Kostar (Kostari; Κωστάρι; romanized: Kostári) is a village in Vlorë County, southern Albania. At the 2015 local government reform it became part of the municipality of Delvinë.

== Name ==
Kostar is from either the word кость, kosty meaning 'bone', where as a placename it referred to the bone-shaped relief of the area and possibly derived from the Bulgarian кост, kost 'bone' and the suffix -ан, -an. Linguist Xhelal Ylli writes the stress on the first syllable speaks against -ан, -an formation, and furthermore, the identification is uncertain.
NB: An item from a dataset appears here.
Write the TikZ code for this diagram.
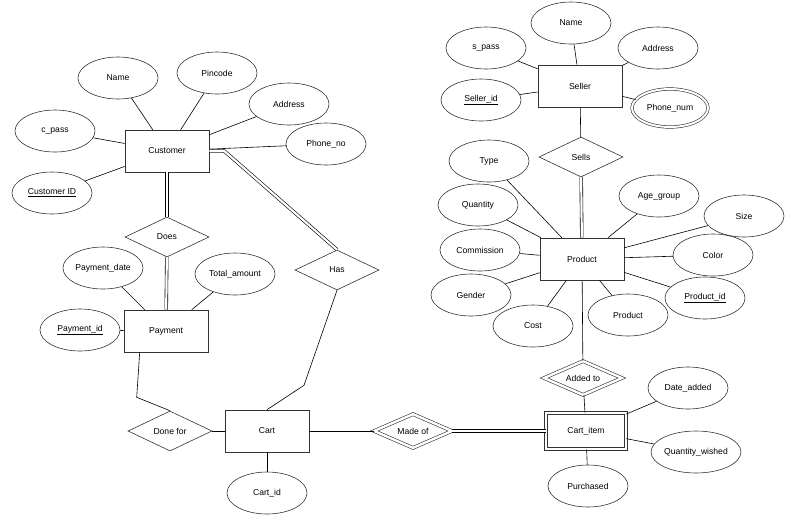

Or the toponym is from the Albanian word kosë meaning 'scythe', borrowed from Slavic and the suffix -tar where Ylli states the designation also seems more convincing from a semantical perspective.

== Demographics ==
Kostar (Kostana) is recorded in the Ottoman defter of 1583 as a village in the Sanjak of Delvina with a total of 178 recorded male representatives, 150 of which were household heads and the remaining 28 being bachelors. The overwhelming majority of anthroponymy recorded in the settlement belonged to the Albanian onomastic sphere (e.g., Gjon Pjetri, Gjin Pali, Dedë Bardhi, Lekë Kola), with a minority bearing general Christian personal names - some of which belonged to the Greek Orthodox sphere (e.g., Jano Dhimo, Andrea Dhima, Dhimo Ilia). Two Muslims were also recorded among the inhabitants of the village: Murat Gjini, and Hasan Murati.

According to Ottoman statistics, the village had 86 inhabitants in 1895. The village is inhabited by Greeks and the population was 328 in 1992.